Monitor your bank and credit card statements for at least one full billing cycle after cancellation. A prorated charge for partial use of the final period is normal if the company’s terms allow it, but a full-price charge after you’ve confirmed cancellation is exactly the kind of billing error you can dispute under the Fair Credit Billing Act. Catching it quickly keeps you inside that 60-day dispute window.6Office of the Law Revision Counsel. 15 USC 1666 – Correction of Billing Errors
Some subscriptions, particularly for phone plans, internet service, and gym memberships, lock you into a fixed-term contract. Canceling before the contract ends can trigger an early termination fee, sometimes hundreds of dollars. No broad federal law caps these fees for all industries, though some states have enacted their own limits. The amount should have been disclosed in your original agreement.

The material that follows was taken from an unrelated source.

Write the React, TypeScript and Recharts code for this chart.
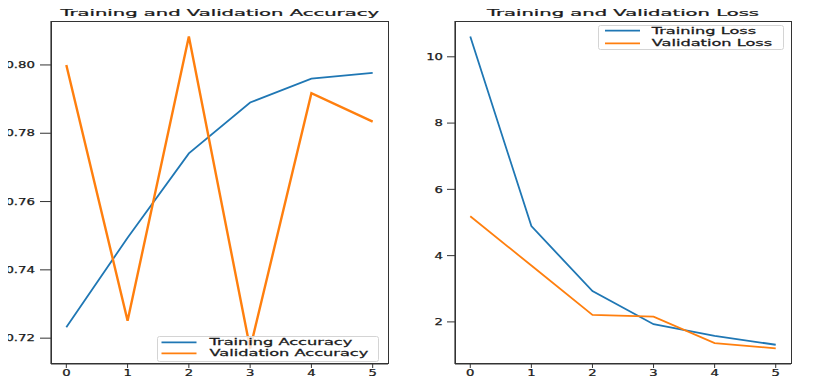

Before paying a termination fee, read the contract carefully. Some agreements waive the fee if you cancel within a short window after signing up, if the company raises your price mid-contract, or if you’re relocating to an area where the service isn’t available. If the company changed the terms of service after you signed, that change may give you grounds to exit without a penalty. When the fee seems disproportionate to what you actually owe, negotiating directly with a supervisor sometimes reduces it.
Ignoring a subscription instead of formally canceling it is one of the most common and costly mistakes people make. Simply deleting the app, removing your credit card, or letting a prepaid card expire does not end the contractual obligation. The company may continue to accrue charges on your account, and if those charges go unpaid long enough, the company can send the balance to a debt collector. A collections account on your credit report can drag down your score and stay there for years, making it harder to rent an apartment, get approved for a loan, or qualify for favorable interest rates.
Even when a payment method expires and charges stop going through, the company may still consider your account active and accumulate a balance. The right move is always to cancel through the company’s official process, get written confirmation, and then verify on your statement that charges have stopped. Skipping any of those steps leaves the door open for problems that are far more expensive than the subscription itself.
If a company makes cancellation unreasonably difficult, charges you after a confirmed cancellation, or hides the cancellation process behind barriers that didn’t exist at signup, you can file a complaint with the Federal Trade Commission. The FTC’s click-to-cancel rule specifically prohibits sellers from failing to provide a simple cancellation mechanism and from erecting unreasonable barriers to the process.2Federal Trade Commission. Federal Trade Commission Announces Final “Click-to-Cancel” Rule Making It Easier for Consumers to End Recurring Subscriptions and Memberships Individual complaints may not trigger immediate action, but the FTC uses complaint volume to identify companies engaging in widespread violations and to build enforcement cases. Your state attorney general’s consumer protection office is another avenue, particularly for companies operating under state automatic renewal laws.